The Dilution of Experience

I mentioned in my little rant about experience yesterday that there were two early inclusions or changes to the rules that muddied the waters of experience, luring some people into thinking of "experience" as representing actual learning instead of something else. My claim is that, originally, "experience" was meant to be more meta, just a way to allow active characters to change over time. If you are going to make it represent something more concrete in the game world, I would equate it to the confidence and reputation gained from bragging about your experiences and returning from adventures with fabulous wealth. After all, obtaining wealth or slaying monsters through trickery, bypassing the risk, doesn't reduce the XP award.

But in the original rules, Gary did add a provision that took risk into account: if you are a higher level than the monster guarding a treasure, both the experience from slaying the monster and the experience from retrieving the treasure are reduced. Less risk, less experience, but only in that case; there's no hint of awarding half experience for stealing a treasure instead of fighting for it, for example.

And in the Greyhawk supplement, Gary changed the experience rules for slain monsters, making special abilities matter. Previously, there was no difference between fighting an ogre and fighting a 4 HD poisonous, fire-breathing beast; you earned the same experience, regardless of the difference in risk. The new experience table awards a bonus for monsters with poison and fire-breathing, over and above the experience based on hit dice. There's still no adjustment for the risk in retrieving treasure: you get the same experience from 100 gold coins regardless of whether it was guarded by a monster, a trap, or nothing at all.

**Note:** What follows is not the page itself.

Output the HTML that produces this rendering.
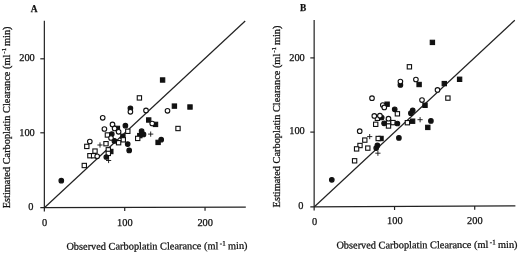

Both these rules make it seem like risk should matter, and started a discussion about what actions should earn experience. For example, there was a general consensus that you shouldn't earn experience for earning wages or trading goods at a profit. This lead to a debate about whether a wizard should get experience for making magic items, especially if the items are sold. Some other systems added experience for casting spells -- but only in combat; you wouldn't want some magic-user casting Light all day going up a level.

I already abstain from the Greyhawk XP awards, but now I think I should drop adjustments for differences in level, except in extreme cases. Sure, a mighty champion who returns to town bragging about wrestling a bunny shouldn't get much experience, but otherwise, risk shouldn't matter.

1 comment:

  1. Hey man, some bunnies are meaner than others. Tim the Sorcerer told me so.